— start —

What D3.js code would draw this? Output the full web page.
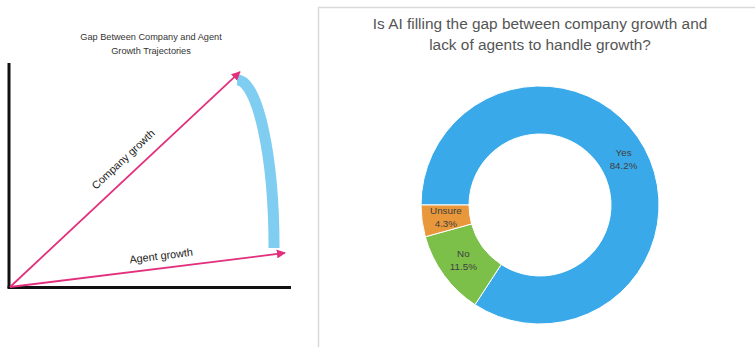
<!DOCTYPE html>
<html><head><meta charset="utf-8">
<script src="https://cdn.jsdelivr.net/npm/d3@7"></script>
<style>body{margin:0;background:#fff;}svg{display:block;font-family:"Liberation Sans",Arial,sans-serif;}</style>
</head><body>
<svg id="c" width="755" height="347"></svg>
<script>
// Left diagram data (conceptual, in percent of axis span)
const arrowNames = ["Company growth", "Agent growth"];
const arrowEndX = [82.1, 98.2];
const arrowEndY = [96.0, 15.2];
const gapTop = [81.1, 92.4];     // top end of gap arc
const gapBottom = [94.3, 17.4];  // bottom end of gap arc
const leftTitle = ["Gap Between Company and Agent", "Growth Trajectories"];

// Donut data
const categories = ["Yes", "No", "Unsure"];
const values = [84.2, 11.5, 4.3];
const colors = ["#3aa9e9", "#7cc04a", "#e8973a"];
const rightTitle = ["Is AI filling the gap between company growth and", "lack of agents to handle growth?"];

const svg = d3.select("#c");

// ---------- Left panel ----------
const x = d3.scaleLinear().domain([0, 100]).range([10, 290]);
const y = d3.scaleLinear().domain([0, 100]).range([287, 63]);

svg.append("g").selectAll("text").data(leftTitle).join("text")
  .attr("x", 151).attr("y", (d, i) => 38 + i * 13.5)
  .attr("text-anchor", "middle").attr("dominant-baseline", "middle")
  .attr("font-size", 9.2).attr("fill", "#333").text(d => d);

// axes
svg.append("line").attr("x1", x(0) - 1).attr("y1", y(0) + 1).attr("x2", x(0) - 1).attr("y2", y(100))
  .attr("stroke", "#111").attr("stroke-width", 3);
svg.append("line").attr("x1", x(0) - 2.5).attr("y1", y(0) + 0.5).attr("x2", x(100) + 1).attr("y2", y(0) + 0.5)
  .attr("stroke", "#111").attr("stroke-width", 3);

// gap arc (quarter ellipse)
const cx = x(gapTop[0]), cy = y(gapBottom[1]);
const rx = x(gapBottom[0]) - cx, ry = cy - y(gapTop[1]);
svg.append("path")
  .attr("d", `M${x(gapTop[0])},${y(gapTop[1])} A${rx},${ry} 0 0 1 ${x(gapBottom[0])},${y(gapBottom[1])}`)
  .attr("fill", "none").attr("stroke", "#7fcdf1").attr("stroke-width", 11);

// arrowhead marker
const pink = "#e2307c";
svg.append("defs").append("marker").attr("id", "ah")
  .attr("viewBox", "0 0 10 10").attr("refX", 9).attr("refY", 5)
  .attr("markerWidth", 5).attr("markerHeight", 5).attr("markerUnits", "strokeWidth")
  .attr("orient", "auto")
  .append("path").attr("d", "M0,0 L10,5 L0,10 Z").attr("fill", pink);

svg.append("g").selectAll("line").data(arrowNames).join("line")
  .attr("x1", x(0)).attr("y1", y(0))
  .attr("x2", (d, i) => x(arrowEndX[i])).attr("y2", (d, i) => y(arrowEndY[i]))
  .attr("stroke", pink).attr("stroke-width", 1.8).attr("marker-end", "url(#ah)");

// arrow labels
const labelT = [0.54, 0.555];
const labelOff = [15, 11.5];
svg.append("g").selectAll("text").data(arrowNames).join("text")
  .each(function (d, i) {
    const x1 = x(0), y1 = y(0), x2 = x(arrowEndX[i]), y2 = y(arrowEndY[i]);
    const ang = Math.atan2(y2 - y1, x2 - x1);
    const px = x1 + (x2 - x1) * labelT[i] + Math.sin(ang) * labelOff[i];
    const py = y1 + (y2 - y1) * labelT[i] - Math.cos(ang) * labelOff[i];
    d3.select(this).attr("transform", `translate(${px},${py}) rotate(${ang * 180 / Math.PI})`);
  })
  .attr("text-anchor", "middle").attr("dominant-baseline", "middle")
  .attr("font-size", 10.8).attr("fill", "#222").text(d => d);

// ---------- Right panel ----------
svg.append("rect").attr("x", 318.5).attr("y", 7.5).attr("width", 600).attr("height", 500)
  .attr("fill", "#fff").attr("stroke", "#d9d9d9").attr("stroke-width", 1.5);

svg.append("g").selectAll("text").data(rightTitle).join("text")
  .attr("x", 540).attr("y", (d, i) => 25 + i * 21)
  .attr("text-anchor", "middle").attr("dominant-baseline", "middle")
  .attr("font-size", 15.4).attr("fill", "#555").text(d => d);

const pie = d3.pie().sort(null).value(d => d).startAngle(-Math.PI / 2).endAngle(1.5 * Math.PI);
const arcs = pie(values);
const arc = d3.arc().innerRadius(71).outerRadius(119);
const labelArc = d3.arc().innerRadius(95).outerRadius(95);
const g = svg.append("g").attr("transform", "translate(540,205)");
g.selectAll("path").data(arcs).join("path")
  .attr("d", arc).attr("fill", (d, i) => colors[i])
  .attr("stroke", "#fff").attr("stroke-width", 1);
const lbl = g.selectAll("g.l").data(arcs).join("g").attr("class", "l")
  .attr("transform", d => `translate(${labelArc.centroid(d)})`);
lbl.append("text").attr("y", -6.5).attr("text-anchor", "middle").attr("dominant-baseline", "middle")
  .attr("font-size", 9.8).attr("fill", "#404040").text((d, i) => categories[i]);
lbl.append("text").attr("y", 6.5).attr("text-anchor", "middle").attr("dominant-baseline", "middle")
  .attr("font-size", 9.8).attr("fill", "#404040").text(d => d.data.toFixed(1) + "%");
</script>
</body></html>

— end —
— start —

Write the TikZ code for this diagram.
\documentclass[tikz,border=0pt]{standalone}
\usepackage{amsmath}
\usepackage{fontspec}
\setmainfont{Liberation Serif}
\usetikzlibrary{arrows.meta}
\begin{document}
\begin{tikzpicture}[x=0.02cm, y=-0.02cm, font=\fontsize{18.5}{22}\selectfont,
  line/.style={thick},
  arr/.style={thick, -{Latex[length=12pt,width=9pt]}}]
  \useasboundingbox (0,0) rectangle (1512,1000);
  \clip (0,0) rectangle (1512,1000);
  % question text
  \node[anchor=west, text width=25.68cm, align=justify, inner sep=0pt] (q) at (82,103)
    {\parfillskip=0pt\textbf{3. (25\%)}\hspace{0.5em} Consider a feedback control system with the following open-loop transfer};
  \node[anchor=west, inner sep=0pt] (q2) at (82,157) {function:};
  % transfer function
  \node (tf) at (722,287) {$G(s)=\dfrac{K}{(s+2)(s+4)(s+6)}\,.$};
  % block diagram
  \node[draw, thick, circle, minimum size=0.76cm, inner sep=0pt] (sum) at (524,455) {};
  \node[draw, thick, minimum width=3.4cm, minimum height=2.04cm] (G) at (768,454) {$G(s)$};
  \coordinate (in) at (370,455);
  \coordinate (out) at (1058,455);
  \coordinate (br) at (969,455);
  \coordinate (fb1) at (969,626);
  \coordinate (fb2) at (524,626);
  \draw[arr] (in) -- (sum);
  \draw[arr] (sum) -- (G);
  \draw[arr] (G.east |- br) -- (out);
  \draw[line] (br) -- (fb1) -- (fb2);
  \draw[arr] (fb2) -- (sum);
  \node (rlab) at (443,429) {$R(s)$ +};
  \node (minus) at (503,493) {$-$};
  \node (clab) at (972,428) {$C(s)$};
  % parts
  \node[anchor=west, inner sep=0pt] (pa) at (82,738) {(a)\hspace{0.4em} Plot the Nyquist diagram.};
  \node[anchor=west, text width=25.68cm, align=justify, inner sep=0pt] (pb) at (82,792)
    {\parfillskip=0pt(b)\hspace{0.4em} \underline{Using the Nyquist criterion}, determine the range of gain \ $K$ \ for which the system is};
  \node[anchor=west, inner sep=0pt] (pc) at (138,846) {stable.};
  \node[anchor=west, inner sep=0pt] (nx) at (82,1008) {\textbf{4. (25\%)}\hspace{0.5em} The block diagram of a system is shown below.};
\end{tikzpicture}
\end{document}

— end —

- [EXERCISE OBJECTIVE] Reproduce, starting at the line containing "What D3.js code" and stopping after the line containing "const y = d3.scaleLinear().domain([0, 100]).range([287, 63]);", each of those lines exactly and no others; leave pictures out.

- [WRITTEN SOLUTION]
What D3.js code would draw this? Output the full web page.
<!DOCTYPE html>
<html><head><meta charset="utf-8">
<script src="https://cdn.jsdelivr.net/npm/d3@7"></script>
<style>body{margin:0;background:#fff;}svg{display:block;font-family:"Liberation Sans",Arial,sans-serif;}</style>
</head><body>
<svg id="c" width="755" height="347"></svg>
<script>
// Left diagram data (conceptual, in percent of axis span)
const arrowNames = ["Company growth", "Agent growth"];
const arrowEndX = [82.1, 98.2];
const arrowEndY = [96.0, 15.2];
const gapTop = [81.1, 92.4];     // top end of gap arc
const gapBottom = [94.3, 17.4];  // bottom end of gap arc
const leftTitle = ["Gap Between Company and Agent", "Growth Trajectories"];

// Donut data
const categories = ["Yes", "No", "Unsure"];
const values = [84.2, 11.5, 4.3];
const colors = ["#3aa9e9", "#7cc04a", "#e8973a"];
const rightTitle = ["Is AI filling the gap between company growth and", "lack of agents to handle growth?"];

const svg = d3.select("#c");

// ---------- Left panel ----------
const x = d3.scaleLinear().domain([0, 100]).range([10, 290]);
const y = d3.scaleLinear().domain([0, 100]).range([287, 63]);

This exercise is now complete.